Jones' speculations are always interesting, but care is needed here to deal with facts as best known.

<snip rest of original post for brevity>

Mike Carrell




For those LENR advocates on this forum who do not closely follow the hydrino forum: a recent message from Drew Meulenberg sums up nicely the bottom line situation in the "big picture" of LENR, the hydrino and the past 17 years of needless posturing and animosity involving the two "different" fields, but first let me quote Prof. Kowalski on a related issue. He asks:

"What are the odds that two such anathema experimental circumstances, Mills and CF, are unrelated?"

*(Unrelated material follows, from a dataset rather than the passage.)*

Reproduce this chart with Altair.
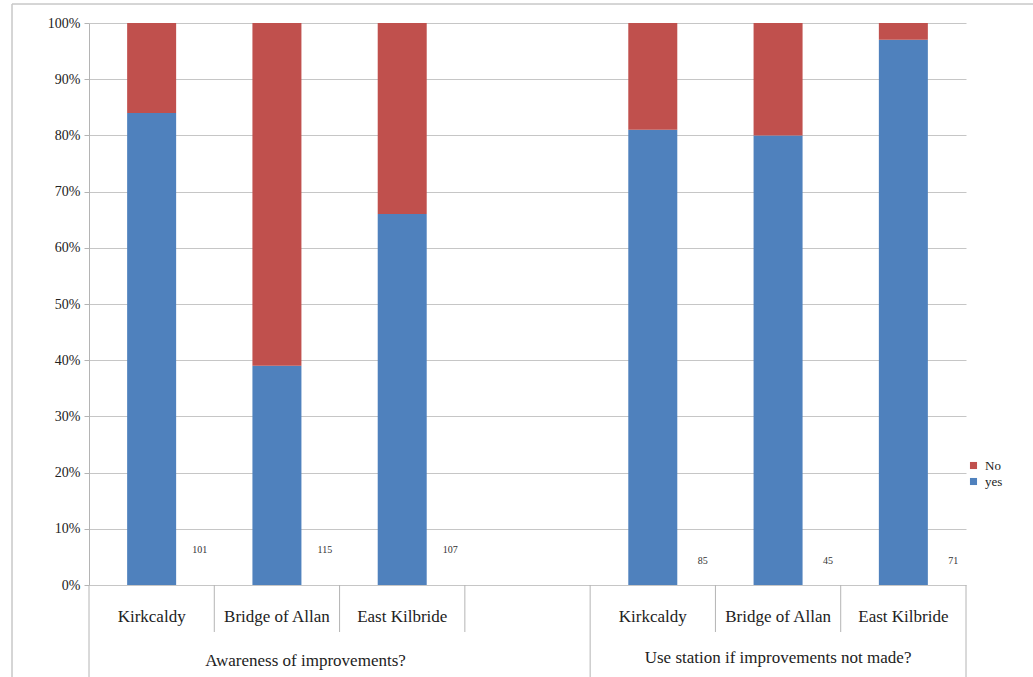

ANS: one can only guess. My guess is about a trillion to one... and not just because they occurred in the same year (1989) and in the same general type of experiment, using hydrogen and the same general kind of electrolytes and hydriding metals - and with the same kind of mixed confirmation from many subsequent overlapping experiments. The main reason they are related is encapsulated in that one word which is so appropriate to a correct understanding of any theory: "elegance". Mills provides an elegant way, in fact it is the only elegant way, to understand the basis of LENR.

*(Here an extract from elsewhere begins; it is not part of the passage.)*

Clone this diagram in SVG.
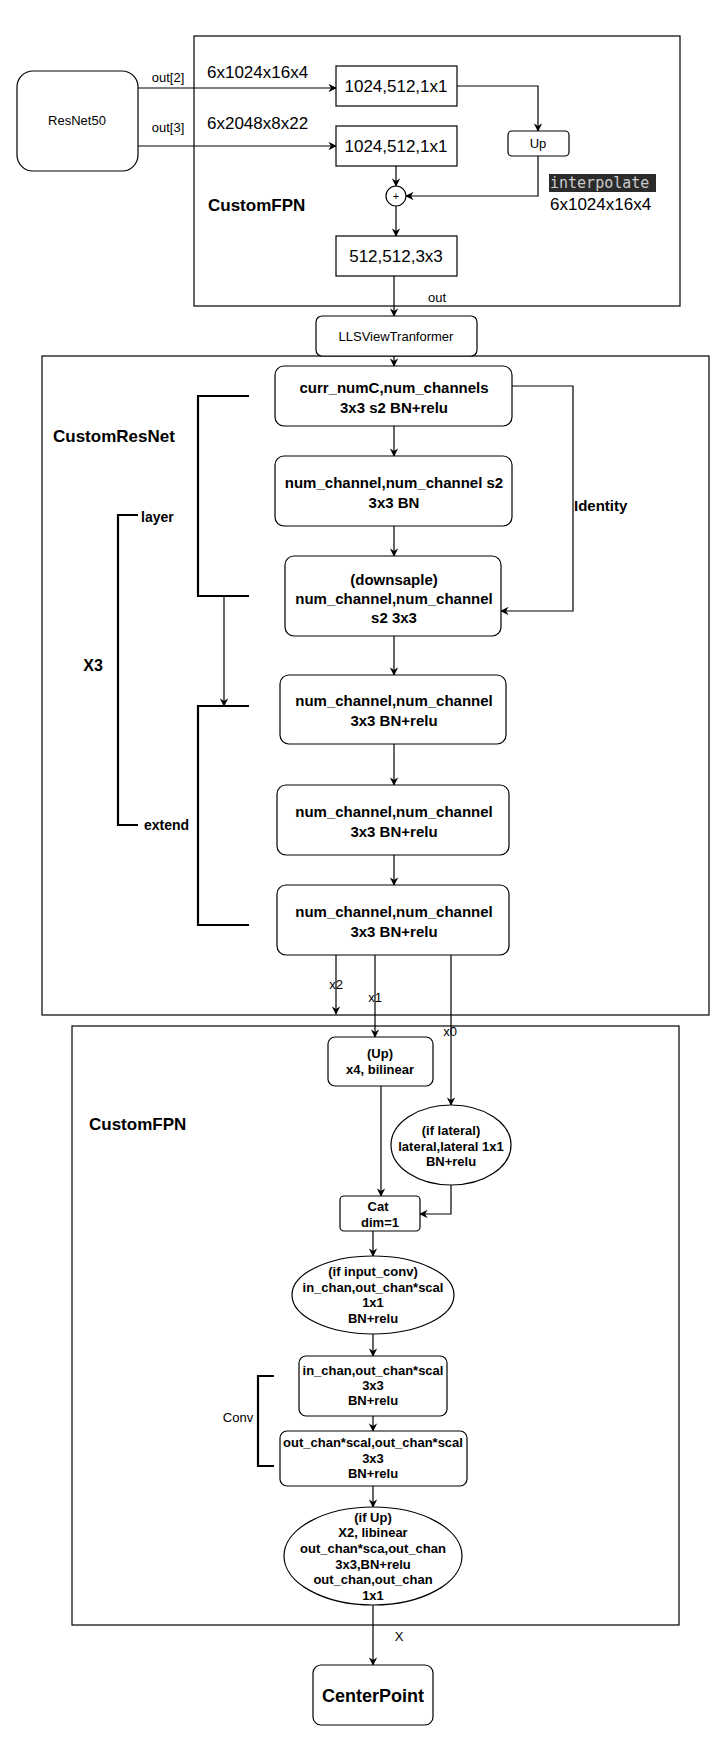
<svg xmlns="http://www.w3.org/2000/svg" width="718" height="1743" viewBox="0 0 718 1743">
<defs>
<marker id="a" viewBox="0 0 10 10" refX="9" refY="5" markerWidth="7" markerHeight="7" orient="auto"><path d="M0,0 L10,5 L0,10 L3,5 z" fill="#000"/></marker>
<style>
text{font-family:"Liberation Sans",Arial,sans-serif;fill:#000;text-anchor:middle}
.n{fill:#fff;stroke:#000;stroke-width:1.2}
.c{fill:none;stroke:#000;stroke-width:1.2}
.ca{fill:none;stroke:#000;stroke-width:1.2;marker-end:url(#a)}
.br{fill:none;stroke:#000;stroke-width:2.2}
.b{font-weight:bold;font-size:15px}
.s{font-weight:bold;font-size:13px}
.l{font-size:17px}
.t{font-size:13px}
.g{font-weight:bold;font-size:17px;text-anchor:start}
</style>
</defs>
<g id="containers">
<rect x="194" y="36" width="486" height="270" class="c"/>
<rect x="42" y="356" width="667" height="659" class="c"/>
<rect x="72" y="1026" width="607" height="599" class="c"/>
<text x="208" y="211" class="g">CustomFPN</text>
<text x="53" y="442" class="g">CustomResNet</text>
<text x="89" y="1130" class="g">CustomFPN</text>
</g>
<g id="connectors">
<path d="M138,88 H336" class="ca"/>
<path d="M138,146 H336" class="ca"/>
<path d="M457,86 H538 V131" class="ca"/>
<path d="M538,156 V196 H406" class="ca"/>
<path d="M396,166 V186" class="ca"/>
<path d="M396,206 V236" class="ca"/>
<path d="M394,276 V316" class="ca"/>
<path d="M394,356 V366" class="ca"/>
<path d="M394,426 V456" class="ca"/>
<path d="M394,526 V556" class="ca"/>
<path d="M394,636 V675" class="ca"/>
<path d="M394,744 V785" class="ca"/>
<path d="M394,855 V885" class="ca"/>
<path d="M512,386 H573 V611 H501" class="ca"/>
<path d="M224,596 V706" class="ca"/>
<path d="M336,955 V1014" class="ca"/>
<path d="M375,955 V1037" class="ca"/>
<path d="M451,955 V1105" class="ca"/>
<path d="M381,1086 V1196" class="ca"/>
<path d="M451,1185 V1214 H420" class="ca"/>
<path d="M373,1231 V1256" class="ca"/>
<path d="M373,1334 V1356" class="ca"/>
<path d="M373,1416 V1431" class="ca"/>
<path d="M373,1486 V1507" class="ca"/>
<path d="M373,1605 V1665" class="ca"/>
<path d="M249,396 H198 V596 H249" class="br"/>
<path d="M249,706 H198 V925 H249" class="br"/>
<path d="M138,515 H118 V825 H138" class="br"/>
<path d="M274,1376 H258 V1466 H274" class="br"/>
<text x="168" y="82" class="t">out[2]</text>
<text x="168" y="132" class="t">out[3]</text>
<text x="207" y="78" class="l" style="text-anchor:start">6x1024x16x4</text>
<text x="207" y="129" class="l" style="text-anchor:start">6x2048x8x22</text>
<rect x="549" y="174" width="107" height="18" fill="#2b2b2b"/>
<text x="550" y="188" style="font-family:'DejaVu Sans Mono',monospace;font-size:15px;fill:#ccc;text-anchor:start">interpolate</text>
<text x="550" y="210" class="l" style="text-anchor:start">6x1024x16x4</text>
<text x="437" y="302" class="t">out</text>
<text x="574" y="511" class="g" style="font-size:15px">Identity</text>
<text x="141" y="522" class="b" style="text-anchor:start;font-size:14px">layer</text>
<text x="144" y="830" class="b" style="text-anchor:start;font-size:14px">extend</text>
<text x="93" y="671" class="b" style="font-size:16px">X3</text>
<text x="336" y="989" class="t">x2</text>
<text x="375" y="1002" class="t">x1</text>
<text x="450" y="1036" class="t">x0</text>
<text x="238" y="1422" class="t">Conv</text>
<text x="399" y="1641" class="t">X</text>
</g>
<g id="resnet50"><rect x="17" y="71" width="121" height="100" rx="16" class="n"/><text x="77" y="125" class="t">ResNet50</text></g>
<g id="conv1"><rect x="336" y="66" width="121" height="40" class="n"/><text x="396" y="92" class="l">1024,512,1x1</text></g>
<g id="conv2"><rect x="336" y="126" width="121" height="40" class="n"/><text x="396" y="152" class="l">1024,512,1x1</text></g>
<g id="up"><rect x="508" y="131" width="61" height="25" rx="4" class="n"/><text x="538" y="148" class="t">Up</text></g>
<g id="plus"><circle cx="396" cy="196" r="10" class="n"/><text x="396" y="200" style="font-size:11px">+</text></g>
<g id="conv3"><rect x="336" y="236" width="121" height="40" class="n"/><text x="396" y="262" class="l">512,512,3x3</text></g>
<g id="lls"><rect x="316" y="316" width="161" height="40" rx="6" class="n"/><text x="396" y="341" class="t">LLSViewTranformer</text></g>
<g id="boxA"><rect x="275" y="366" width="237" height="60" rx="9" class="n"/><text x="394" y="393" class="b">curr_numC,num_channels</text><text x="394" y="413" class="b">3x3 s2 BN+relu</text></g>
<g id="boxB"><rect x="275" y="456" width="237" height="70" rx="9" class="n"/><text x="394" y="488" class="b">num_channel,num_channel s2</text><text x="394" y="508" class="b">3x3 BN</text></g>
<g id="boxC"><rect x="285" y="556" width="216" height="80" rx="9" class="n"/><text x="394" y="585" class="b">(downsaple)</text><text x="394" y="604" class="b">num_channel,num_channel</text><text x="394" y="623" class="b">s2 3x3</text></g>
<g id="boxD"><rect x="280" y="675" width="226" height="69" rx="9" class="n"/><text x="394" y="706" class="b">num_channel,num_channel</text><text x="394" y="726" class="b">3x3  BN+relu</text></g>
<g id="boxE"><rect x="277" y="785" width="232" height="70" rx="9" class="n"/><text x="394" y="817" class="b">num_channel,num_channel</text><text x="394" y="837" class="b">3x3  BN+relu</text></g>
<g id="boxF"><rect x="277" y="885" width="232" height="70" rx="9" class="n"/><text x="394" y="917" class="b">num_channel,num_channel</text><text x="394" y="937" class="b">3x3  BN+relu</text></g>
<g id="up2"><rect x="328" y="1037" width="105" height="49" rx="7" class="n"/><text x="380" y="1058" class="s">(Up)</text><text x="380" y="1074" class="s">x4, bilinear</text></g>
<g id="lateral"><ellipse cx="451" cy="1145" rx="60" ry="40" class="n"/><text x="451" y="1135" class="s">(if lateral)</text><text x="451" y="1151" class="s">lateral,lateral 1x1</text><text x="451" y="1166" class="s">BN+relu</text></g>
<g id="cat"><rect x="340" y="1196" width="80" height="35" rx="4" class="n"/><text x="378" y="1211" class="s">Cat</text><text x="380" y="1227" class="s">dim=1</text></g>
<g id="inputconv"><ellipse cx="373" cy="1295" rx="81" ry="39" class="n"/><text x="373" y="1276" class="s">(if input_conv)</text><text x="373" y="1292" class="s">in_chan,out_chan*scal</text><text x="373" y="1307" class="s">1x1</text><text x="373" y="1323" class="s">BN+relu</text></g>
<g id="convG"><rect x="299" y="1356" width="148" height="60" rx="7" class="n"/><text x="373" y="1375" class="s">in_chan,out_chan*scal</text><text x="373" y="1390" class="s">3x3</text><text x="373" y="1405" class="s">BN+relu</text></g>
<g id="convH"><rect x="280" y="1431" width="187" height="55" rx="7" class="n"/><text x="373" y="1447" class="s">out_chan*scal,out_chan*scal</text><text x="373" y="1463" class="s">3x3</text><text x="373" y="1478" class="s">BN+relu</text></g>
<g id="ifup"><ellipse cx="373" cy="1556" rx="89" ry="49" class="n"/><text x="373" y="1522" class="s">(if Up)</text><text x="373" y="1537" class="s">X2, libinear</text><text x="373" y="1553" class="s">out_chan*sca,out_chan</text><text x="373" y="1569" class="s">3x3,BN+relu</text><text x="373" y="1584" class="s">out_chan,out_chan</text><text x="373" y="1600" class="s">1x1</text></g>
<g id="centerpoint"><rect x="313" y="1665" width="120" height="60" rx="8" class="n"/><text x="373" y="1702" class="b" style="font-size:18px">CenterPoint</text></g>
</svg>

The good professor goes on. BTW the cite is:
http://blake.montclair.edu/~kowalskil/cf/299hydrinos.html

"The experiments of Mills and those of cold fusion relate to the original disagreement between Bohr and Einstein regarding (Einstein's phrase) the 'missing causal substratum'. (Bohr's rules are actually independent of v, meaning c can substitute for it with no change other than mental interpretation.) At the time, and to this day, Physics had no ultimate causal understanding of charge behavior in the bond between p and e, a particle, charge, unified field theory deficiency. (Thus, Physics must either choose Bohr and Schroedinger or stand in complete public atomic theoretical ignorance for nearly a century. They chose B & S. The inability of Mills experiments and cold fusion experiments to be explained by existing theoretical material exposes this ultimate deficiency from the past. ) To continue:

--- In [EMAIL PROTECTED], Will Link has written:

Keep in mind: whether quantum mechanics is a correct theory is a DIFFERENT question then whether or not Mills theory is a correct theory. Even if Mills measurements could demonstrate conclusively his fractional quantum states, his theory would still be incorrect.

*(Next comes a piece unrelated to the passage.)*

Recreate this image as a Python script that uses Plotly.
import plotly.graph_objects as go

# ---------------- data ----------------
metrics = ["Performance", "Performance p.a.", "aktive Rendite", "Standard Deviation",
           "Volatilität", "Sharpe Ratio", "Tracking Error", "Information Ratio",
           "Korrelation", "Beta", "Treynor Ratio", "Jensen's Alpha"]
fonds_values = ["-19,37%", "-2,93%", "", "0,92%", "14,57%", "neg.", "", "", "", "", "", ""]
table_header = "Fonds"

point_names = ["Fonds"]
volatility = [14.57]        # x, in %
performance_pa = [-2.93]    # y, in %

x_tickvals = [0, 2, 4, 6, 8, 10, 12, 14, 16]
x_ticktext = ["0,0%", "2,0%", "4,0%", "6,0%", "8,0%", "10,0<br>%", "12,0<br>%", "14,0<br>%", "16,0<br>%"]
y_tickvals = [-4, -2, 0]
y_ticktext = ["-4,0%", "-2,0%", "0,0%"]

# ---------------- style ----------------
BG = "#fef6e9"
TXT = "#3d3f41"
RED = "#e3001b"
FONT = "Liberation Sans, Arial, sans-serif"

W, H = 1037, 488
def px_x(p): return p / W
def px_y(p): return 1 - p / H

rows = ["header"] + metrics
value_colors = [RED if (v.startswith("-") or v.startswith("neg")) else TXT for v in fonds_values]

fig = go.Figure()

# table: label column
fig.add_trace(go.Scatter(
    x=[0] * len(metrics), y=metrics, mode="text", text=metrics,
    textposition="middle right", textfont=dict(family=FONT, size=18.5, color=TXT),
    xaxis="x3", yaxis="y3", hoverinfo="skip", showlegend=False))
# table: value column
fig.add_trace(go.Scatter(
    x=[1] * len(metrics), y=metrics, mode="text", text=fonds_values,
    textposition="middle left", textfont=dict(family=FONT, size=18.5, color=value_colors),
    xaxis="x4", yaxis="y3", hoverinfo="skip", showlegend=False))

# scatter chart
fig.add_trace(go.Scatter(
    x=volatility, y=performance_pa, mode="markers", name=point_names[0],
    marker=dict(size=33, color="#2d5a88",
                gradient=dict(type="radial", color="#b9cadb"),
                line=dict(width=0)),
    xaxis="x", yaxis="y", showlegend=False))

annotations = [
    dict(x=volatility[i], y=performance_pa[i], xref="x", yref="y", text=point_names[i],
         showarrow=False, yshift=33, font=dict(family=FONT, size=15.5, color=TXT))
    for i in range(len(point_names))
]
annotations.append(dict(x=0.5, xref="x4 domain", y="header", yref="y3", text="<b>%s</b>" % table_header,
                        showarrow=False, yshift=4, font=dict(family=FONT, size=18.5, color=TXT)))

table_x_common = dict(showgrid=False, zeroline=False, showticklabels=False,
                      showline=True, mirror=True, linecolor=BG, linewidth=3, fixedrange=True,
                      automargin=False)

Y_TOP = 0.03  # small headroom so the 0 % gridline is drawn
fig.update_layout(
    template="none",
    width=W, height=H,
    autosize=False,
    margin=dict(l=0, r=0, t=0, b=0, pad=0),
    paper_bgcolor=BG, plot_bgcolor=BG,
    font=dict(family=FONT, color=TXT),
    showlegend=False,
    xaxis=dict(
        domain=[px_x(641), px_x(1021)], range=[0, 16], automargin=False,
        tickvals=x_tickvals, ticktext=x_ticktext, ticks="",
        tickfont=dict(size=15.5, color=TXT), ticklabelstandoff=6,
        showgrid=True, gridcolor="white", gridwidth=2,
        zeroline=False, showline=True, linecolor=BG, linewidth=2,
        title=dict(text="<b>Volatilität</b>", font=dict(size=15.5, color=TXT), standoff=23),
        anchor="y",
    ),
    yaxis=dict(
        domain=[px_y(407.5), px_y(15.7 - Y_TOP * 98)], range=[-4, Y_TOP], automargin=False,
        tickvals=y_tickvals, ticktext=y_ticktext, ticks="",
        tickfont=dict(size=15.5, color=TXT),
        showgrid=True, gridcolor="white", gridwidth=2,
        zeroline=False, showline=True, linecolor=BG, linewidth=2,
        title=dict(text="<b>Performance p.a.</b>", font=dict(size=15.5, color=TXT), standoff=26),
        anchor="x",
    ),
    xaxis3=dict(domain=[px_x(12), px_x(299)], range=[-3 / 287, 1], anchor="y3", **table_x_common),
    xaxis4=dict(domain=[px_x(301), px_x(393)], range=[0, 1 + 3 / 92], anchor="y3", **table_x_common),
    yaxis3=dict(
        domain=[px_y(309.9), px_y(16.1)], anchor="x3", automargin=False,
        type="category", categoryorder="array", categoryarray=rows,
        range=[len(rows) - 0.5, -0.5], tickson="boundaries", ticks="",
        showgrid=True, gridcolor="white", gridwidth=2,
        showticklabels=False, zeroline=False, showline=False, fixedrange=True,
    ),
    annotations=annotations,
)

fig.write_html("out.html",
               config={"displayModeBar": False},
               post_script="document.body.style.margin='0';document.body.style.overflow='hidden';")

Drew Meulenberg's insightful message that corrects this ridiculous conclusion:

Bohr's model of the atom is "incorrect." Nevertheless, it revolutionized physics. I suspect that Mills' work may fall in the same category. If fractional quantum states are confirmed, he will be famous, even if his model is incorrect. His critics will be forgotten. Those who improve and correct the model will become the "new school." They will find that THEIR "correct" model is readily incorporated into SQM, which will be made more complete by the addition.

While Mills has steered well clear of "cold fusion," it may end up vindicating him. Work in India, during the early '90's with light water and nickel, reproduced his early results (indicating the production of both tritium and neutrons; references provided on request). That work is continuing today in the US with the CR-39 detectors showing energetic alphas. The sub-orbital states are certainly an easier way to believe Coulomb-barrier penetration than most present theories to explain "cold-fusion" results.

If Mills' model is BS, but ultimately sub-orbital states explain some aspects of LENR, as well as his research on hydrino and hydrino products, (both of which could lead to multiple breakthroughs in science and economics), where does that put him vs his critics (many of whom will be leading the rush to the federal $ trough, claiming long-term involvement)? Where does that put the many patents, which have not been issued?" END of quote.

Well said. Personally I am as convinced of sub-orbital states as of the Bohr model and SQM, even if Mills is incorrect in some of the math and other details. He got the most of it right.

Wouldn't the more general goal (societal aim) for the important quest for so-called "free energy" (non-nuclear) be better served if every LENR experimenter looked at the situation firmly grounded in Mills' insight?

Not to mention: wouldn't Mills be better off if he switched to deuterium <G>??